Fazit: Am Passo Tonale ist in den letzten Jahren viel geschehen. Diverse Bahnen sind durch moderne KSBs ersetzt worden, sogar eine Neuerschließung hat es gegeben. Das Gebiet war bis dato Musterbeispiel für einen vernünftigen Ausbau, wenn man mal davon absieht, dass gerne mal Bergstationen von Ersatzbahnen ein paar Meter weiter unten standen als ihre Vorgänger. Gerade an den beiden Rändern ist das Schigebiet mit seinen schnellen und effizienten KSB mit Wetterschutzhauben aber sehr attraktiv geworden - lange schöne Pisten mit Liften die zu Wiederholungfahrten einladen.
Um so bedauerlicher ist jetzt dieser Fehlgriff. So schön die Lage der neuen Talstation auch sein mag - der Ersatz dieser Bahn war weder dringend noch überhaupt nötig, das Geld hätte sinnvoller investiert werden sollen. Darüber hinaus bildete dieser Sektor des Gebiets ein kleines, aber feines und eigenständiges System, das jetzt aus dem Gleichgewicht gebracht wird.

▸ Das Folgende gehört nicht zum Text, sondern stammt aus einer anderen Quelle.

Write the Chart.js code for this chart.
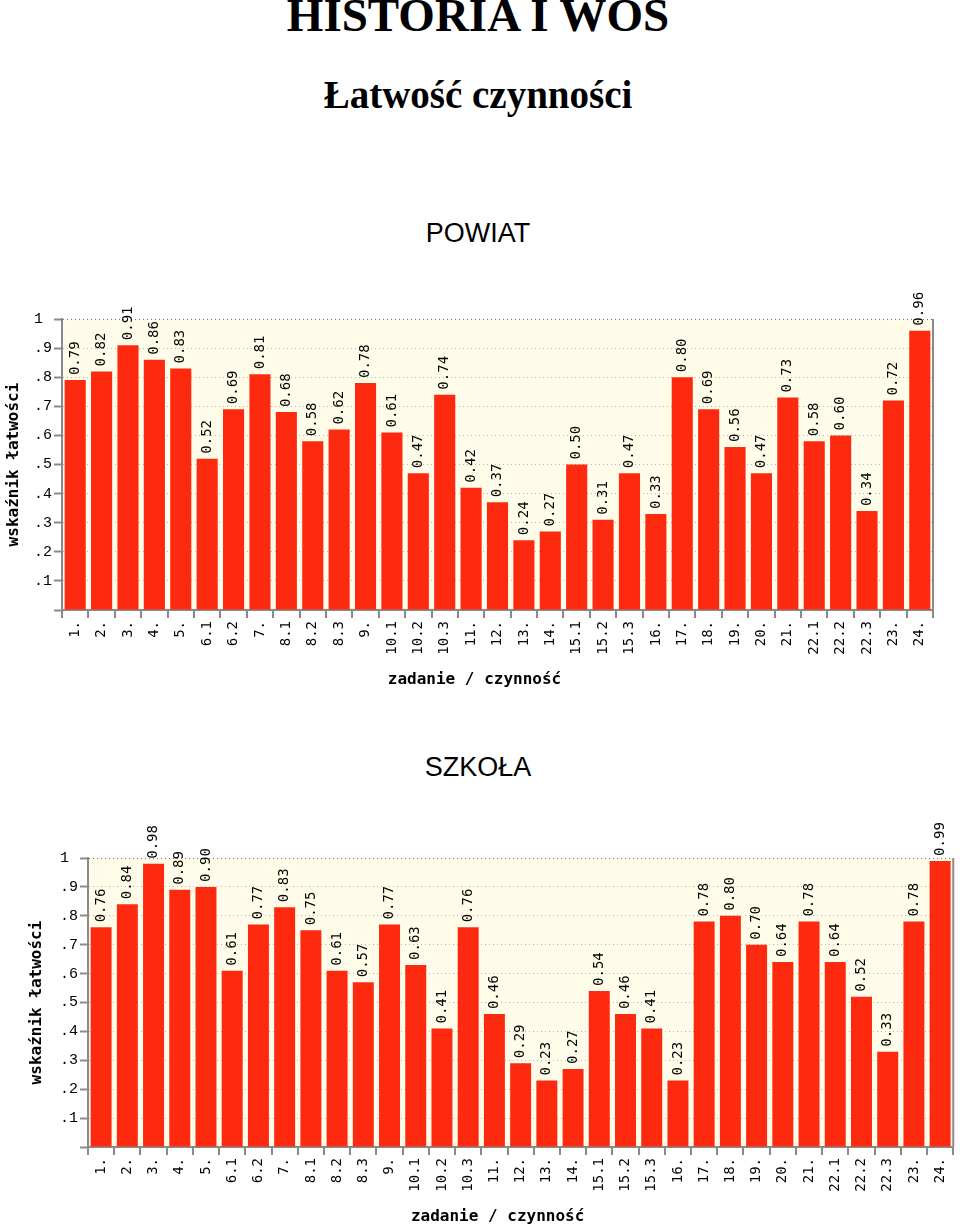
<!DOCTYPE html>
<html>
<head>
<meta charset="utf-8">
<script src="https://cdn.jsdelivr.net/npm/chart.js@4.4.1/dist/chart.umd.min.js"></script>
<style>
  body { margin: 0; background: #fff; width: 960px; height: 1225px; position: relative; overflow: hidden; }
  .t { position: absolute; left: 0; width: 956px; text-align: center; white-space: nowrap; line-height: 1; color: #000; }
  .serif { font-family: "Liberation Serif", "Times New Roman", serif; font-weight: bold; }
  .sans { font-family: "Liberation Sans", Arial, sans-serif; }
  canvas { position: absolute; left: 0; }
</style>
</head>
<body>
<div class="t serif" style="top:-8px;font-size:47px">HISTORIA I WOS</div>
<div class="t serif" style="top:75px;font-size:39px">Łatwość czynności</div>
<div class="t sans" style="top:220px;font-size:27px">POWIAT</div>
<div class="t sans" style="top:754px;font-size:27px">SZKOŁA</div>

<canvas id="powiatChart" width="960" height="430" style="top:270px"></canvas>
<canvas id="szkolaChart" width="960" height="425" style="top:800px"></canvas>

<script>
const categories = ["1.", "2.", "3.", "4.", "5.", "6.1", "6.2", "7.", "8.1", "8.2", "8.3", "9.",
  "10.1", "10.2", "10.3", "11.", "12.", "13.", "14.", "15.1", "15.2", "15.3", "16.", "17.",
  "18.", "19.", "20.", "21.", "22.1", "22.2", "22.3", "23.", "24."];

const powiatValues = [0.79, 0.82, 0.91, 0.86, 0.83, 0.52, 0.69, 0.81, 0.68, 0.58, 0.62, 0.78,
  0.61, 0.47, 0.74, 0.42, 0.37, 0.24, 0.27, 0.50, 0.31, 0.47, 0.33, 0.80,
  0.69, 0.56, 0.47, 0.73, 0.58, 0.60, 0.34, 0.72, 0.96];

const szkolaValues = [0.76, 0.84, 0.98, 0.89, 0.90, 0.61, 0.77, 0.83, 0.75, 0.61, 0.57, 0.77,
  0.63, 0.41, 0.76, 0.46, 0.29, 0.23, 0.27, 0.54, 0.46, 0.41, 0.23, 0.78,
  0.80, 0.70, 0.64, 0.78, 0.64, 0.52, 0.33, 0.78, 0.99];

const yTickLabels = ["", ".1", ".2", ".3", ".4", ".5", ".6", ".7", ".8", ".9", "1 "];

const yTitle = "wskaźnik łatwości";
const xTitle = "zadanie / czynność";

const MONO = '"DejaVu Sans Mono", monospace';
const TICK_MONO = '"Liberation Mono", monospace';
Chart.defaults.font.family = MONO;
Chart.defaults.color = "#000";

// cream plot background + right border
const plotFrame = {
  id: "plotFrame",
  beforeDraw(chart) {
    const { ctx, chartArea: a } = chart;
    ctx.save();
    ctx.fillStyle = "#fffcea";
    ctx.fillRect(a.left, a.top, a.right - a.left, a.bottom - a.top);
    ctx.restore();
  },
  afterDraw(chart) {
    const { ctx, chartArea: a } = chart;
    ctx.save();
    ctx.strokeStyle = "#8a8a8a";
    ctx.lineWidth = 2;
    ctx.beginPath();
    ctx.moveTo(a.right, a.top);
    ctx.lineTo(a.right, a.bottom);
    ctx.stroke();
    ctx.restore();
  }
};

// rotated value labels above bars
const barLabels = {
  id: "barLabels",
  afterDatasetsDraw(chart) {
    const ctx = chart.ctx;
    const meta = chart.getDatasetMeta(0);
    const data = chart.data.datasets[0].data;
    ctx.save();
    ctx.font = "14px " + MONO;
    ctx.fillStyle = "#000";
    ctx.textAlign = "left";
    ctx.textBaseline = "middle";
    meta.data.forEach((bar, i) => {
      ctx.save();
      ctx.translate(bar.x, bar.y - 5);
      ctx.rotate(-Math.PI / 2);
      ctx.fillText(data[i].toFixed(2), 0, 0);
      ctx.restore();
    });
    ctx.restore();
  }
};

// x axis title (sits a little left of the plot centre)
const xTitlePlugin = {
  id: "xTitle",
  afterDraw(chart, args, opts) {
    const { ctx, chartArea: a } = chart;
    ctx.save();
    ctx.font = "bold 16px " + MONO;
    ctx.fillStyle = "#000";
    ctx.textAlign = "center";
    ctx.textBaseline = "alphabetic";
    ctx.fillText(opts.text, (a.left + a.right) / 2 + opts.shift, a.bottom + opts.gap);
    ctx.restore();
  }
};

function makeChart(id, values, cfg) {
  return new Chart(document.getElementById(id), {
    type: "bar",
    data: {
      labels: categories,
      datasets: [{
        data: values,
        backgroundColor: "#fe2a10",
        borderWidth: 0,
        barPercentage: 0.8,
        categoryPercentage: 1
      }]
    },
    options: {
      responsive: false,
      animation: false,
      devicePixelRatio: 1,
      layout: { padding: { top: cfg.top, right: cfg.right, left: 0, bottom: 0 } },
      plugins: {
        legend: { display: false },
        tooltip: { enabled: false },
        xTitle: { text: xTitle, shift: -23, gap: 74 }
      },
      scales: {
        x: {
          offset: true,
          afterFit: s => { s.height = cfg.xHeight; },
          grid: {
            offset: true,
            drawOnChartArea: false,
            drawTicks: true,
            tickLength: 8,
            color: "#8a8a8a",
            lineWidth: 2
          },
          border: { color: "#8a8a8a", width: 2 },
          ticks: {
            autoSkip: false,
            minRotation: 90,
            maxRotation: 90,
            padding: 3,
            font: { size: 14, family: MONO },
            color: "#000"
          }
        },
        y: {
          min: 0,
          max: 1,
          afterFit: s => { s.width = cfg.yWidth; },
          afterBuildTicks: s => { s.ticks = yTickLabels.map((_, i) => ({ value: i / 10 })); },
          grid: {
            drawOnChartArea: true,
            drawTicks: true,
            tickLength: 8,
            color: c => (c.tick && c.tick.value === 1 ? "#777" : "#b4b4b4"),
            lineWidth: 1,
            tickColor: "#8a8a8a",
            tickWidth: 2,
            tickBorderDash: []
          },
          border: { color: "#8a8a8a", width: 2, dash: [1, 3] },
          ticks: {
            padding: 2,
            font: { size: 15, family: TICK_MONO },
            color: "#000",
            callback: (v, i) => yTickLabels[i]
          },
          title: {
            display: true,
            text: yTitle,
            font: { size: 16, weight: "bold", family: MONO },
            color: "#000",
            padding: { top: cfg.yTitlePad, bottom: 0 }
          }
        }
      }
    },
    plugins: [plotFrame, barLabels, xTitlePlugin]
  });
}

makeChart("powiatChart", powiatValues, { top: 49, right: 27, xHeight: 90, yWidth: 62, yTitlePad: 4 });
makeChart("szkolaChart", szkolaValues, { top: 58, right: 4, xHeight: 78, yWidth: 88, yTitlePad: 27 });
</script>
</body>
</html>
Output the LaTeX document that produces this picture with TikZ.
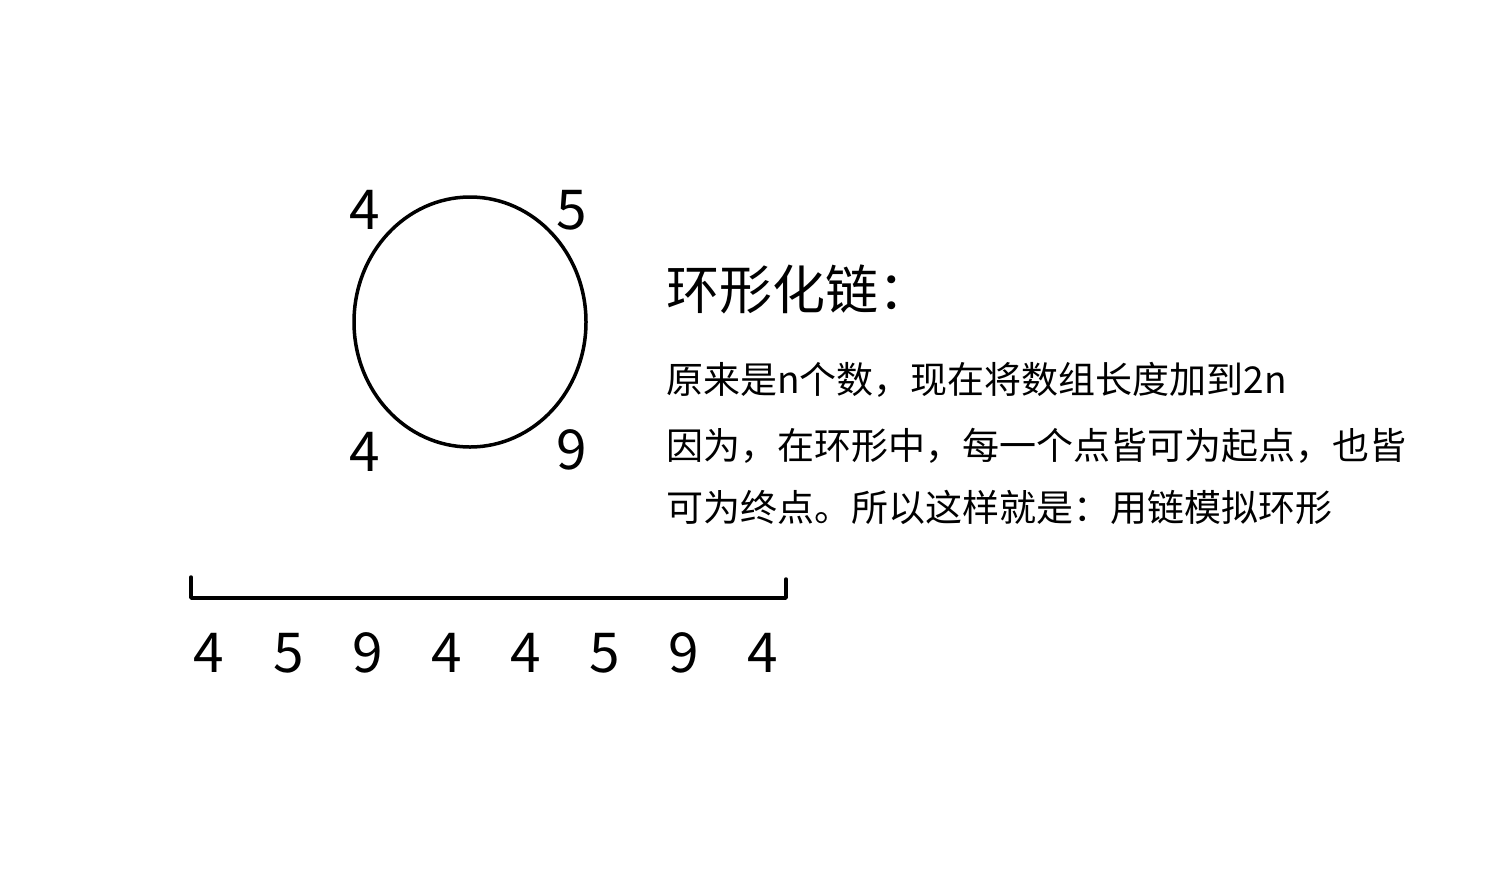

Schließlich wird vermutlich auch die weithin sichtbare, wuchtige und beindruckende Nordflanke des Adamellomassifs durch eine größere Anzahl Stützen verschandelt - es bleibt abzuwarten inwiefern diese geschickt in dei Landschaft integriert werden, auch wenn die bsiherige Erfahrung mit solchen Bahnen nichts Gutes ahnen lässt. IN drei Wochen weiß ich mehr.
Alles in allem eine vertane Chance - Schade drum!